Exercise goal
Retype the whole listing verbatim and keep the pictures out of it.

* Begin Recorded data *

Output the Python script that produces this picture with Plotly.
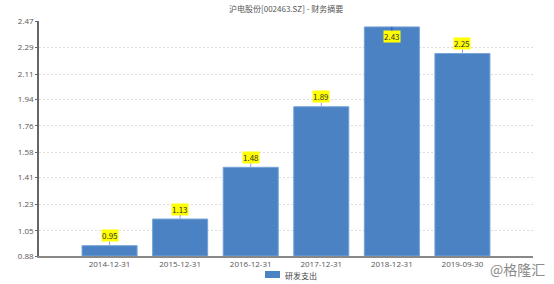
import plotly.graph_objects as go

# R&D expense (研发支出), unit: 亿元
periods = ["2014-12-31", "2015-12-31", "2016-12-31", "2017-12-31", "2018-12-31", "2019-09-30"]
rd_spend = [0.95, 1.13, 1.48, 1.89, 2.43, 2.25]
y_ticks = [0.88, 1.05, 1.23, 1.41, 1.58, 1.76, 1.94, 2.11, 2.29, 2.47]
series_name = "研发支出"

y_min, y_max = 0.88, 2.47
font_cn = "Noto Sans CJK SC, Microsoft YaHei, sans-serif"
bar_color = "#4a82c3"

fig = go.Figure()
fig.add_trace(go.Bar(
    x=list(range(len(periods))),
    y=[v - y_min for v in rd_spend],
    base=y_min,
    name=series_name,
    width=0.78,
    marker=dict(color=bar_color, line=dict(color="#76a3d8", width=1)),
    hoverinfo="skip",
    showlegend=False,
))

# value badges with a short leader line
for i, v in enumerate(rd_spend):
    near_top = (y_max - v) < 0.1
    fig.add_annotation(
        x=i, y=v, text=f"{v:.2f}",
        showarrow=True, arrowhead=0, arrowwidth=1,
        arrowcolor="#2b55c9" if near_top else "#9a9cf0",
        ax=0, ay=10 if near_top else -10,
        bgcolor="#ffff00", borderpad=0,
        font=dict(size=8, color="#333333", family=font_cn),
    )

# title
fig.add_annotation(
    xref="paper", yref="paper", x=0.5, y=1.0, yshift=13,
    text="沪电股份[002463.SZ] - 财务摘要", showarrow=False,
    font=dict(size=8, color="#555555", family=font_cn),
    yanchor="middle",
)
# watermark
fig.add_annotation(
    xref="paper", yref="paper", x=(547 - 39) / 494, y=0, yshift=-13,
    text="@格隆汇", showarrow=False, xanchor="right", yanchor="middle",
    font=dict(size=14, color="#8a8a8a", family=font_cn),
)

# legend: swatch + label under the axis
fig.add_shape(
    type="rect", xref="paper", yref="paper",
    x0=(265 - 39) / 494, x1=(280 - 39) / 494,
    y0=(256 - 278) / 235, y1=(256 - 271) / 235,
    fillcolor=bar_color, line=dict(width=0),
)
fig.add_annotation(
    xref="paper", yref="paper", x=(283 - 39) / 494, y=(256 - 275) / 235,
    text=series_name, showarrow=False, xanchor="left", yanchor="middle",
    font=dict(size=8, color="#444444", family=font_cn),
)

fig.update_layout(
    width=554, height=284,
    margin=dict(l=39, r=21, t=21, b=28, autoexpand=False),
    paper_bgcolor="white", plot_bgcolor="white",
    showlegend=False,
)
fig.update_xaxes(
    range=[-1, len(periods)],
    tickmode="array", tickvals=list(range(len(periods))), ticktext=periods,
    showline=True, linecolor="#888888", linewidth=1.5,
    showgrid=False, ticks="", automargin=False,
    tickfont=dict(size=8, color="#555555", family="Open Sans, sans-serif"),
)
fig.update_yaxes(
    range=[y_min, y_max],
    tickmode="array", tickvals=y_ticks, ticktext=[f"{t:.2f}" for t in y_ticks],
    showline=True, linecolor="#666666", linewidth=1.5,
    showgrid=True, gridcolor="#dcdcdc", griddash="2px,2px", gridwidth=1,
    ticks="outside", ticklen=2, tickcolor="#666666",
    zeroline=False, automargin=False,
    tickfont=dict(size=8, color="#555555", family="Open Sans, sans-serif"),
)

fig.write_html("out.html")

* End Recorded data *

Response to this task
Output the Python script that produces this picture with Plotly.
import plotly.graph_objects as go

# R&D expense (研发支出), unit: 亿元
periods = ["2014-12-31", "2015-12-31", "2016-12-31", "2017-12-31", "2018-12-31", "2019-09-30"]
rd_spend = [0.95, 1.13, 1.48, 1.89, 2.43, 2.25]
y_ticks = [0.88, 1.05, 1.23, 1.41, 1.58, 1.76, 1.94, 2.11, 2.29, 2.47]
series_name = "研发支出"

y_min, y_max = 0.88, 2.47
font_cn = "Noto Sans CJK SC, Microsoft YaHei, sans-serif"
bar_color = "#4a82c3"

fig = go.Figure()
fig.add_trace(go.Bar(
    x=list(range(len(periods))),
    y=[v - y_min for v in rd_spend],
    base=y_min,
    name=series_name,
    width=0.78,
    marker=dict(color=bar_color, line=dict(color="#76a3d8", width=1)),
    hoverinfo="skip",
    showlegend=False,
))

# value badges with a short leader line
for i, v in enumerate(rd_spend):
    near_top = (y_max - v) < 0.1
    fig.add_annotation(
        x=i, y=v, text=f"{v:.2f}",
        showarrow=True, arrowhead=0, arrowwidth=1,
        arrowcolor="#2b55c9" if near_top else "#9a9cf0",
        ax=0, ay=10 if near_top else -10,
        bgcolor="#ffff00", borderpad=0,
        font=dict(size=8, color="#333333", family=font_cn),
    )

# title
fig.add_annotation(
    xref="paper", yref="paper", x=0.5, y=1.0, yshift=13,
    text="沪电股份[002463.SZ] - 财务摘要", showarrow=False,
    font=dict(size=8, color="#555555", family=font_cn),
    yanchor="middle",
)
# watermark
fig.add_annotation(
    xref="paper", yref="paper", x=(547 - 39) / 494, y=0, yshift=-13,
    text="@格隆汇", showarrow=False, xanchor="right", yanchor="middle",
    font=dict(size=14, color="#8a8a8a", family=font_cn),
)

# legend: swatch + label under the axis
fig.add_shape(
    type="rect", xref="paper", yref="paper",
    x0=(265 - 39) / 494, x1=(280 - 39) / 494,
    y0=(256 - 278) / 235, y1=(256 - 271) / 235,
    fillcolor=bar_color, line=dict(width=0),
)
fig.add_annotation(
    xref="paper", yref="paper", x=(283 - 39) / 494, y=(256 - 275) / 235,
    text=series_name, showarrow=False, xanchor="left", yanchor="middle",
    font=dict(size=8, color="#444444", family=font_cn),
)

fig.update_layout(
    width=554, height=284,
    margin=dict(l=39, r=21, t=21, b=28, autoexpand=False),
    paper_bgcolor="white", plot_bgcolor="white",
    showlegend=False,
)
fig.update_xaxes(
    range=[-1, len(periods)],
    tickmode="array", tickvals=list(range(len(periods))), ticktext=periods,
    showline=True, linecolor="#888888", linewidth=1.5,
    showgrid=False, ticks="", automargin=False,
    tickfont=dict(size=8, color="#555555", family="Open Sans, sans-serif"),
)
fig.update_yaxes(
    range=[y_min, y_max],
    tickmode="array", tickvals=y_ticks, ticktext=[f"{t:.2f}" for t in y_ticks],
    showline=True, linecolor="#666666", linewidth=1.5,
    showgrid=True, gridcolor="#dcdcdc", griddash="2px,2px", gridwidth=1,
    ticks="outside", ticklen=2, tickcolor="#666666",
    zeroline=False, automargin=False,
    tickfont=dict(size=8, color="#555555", family="Open Sans, sans-serif"),
)

fig.write_html("out.html")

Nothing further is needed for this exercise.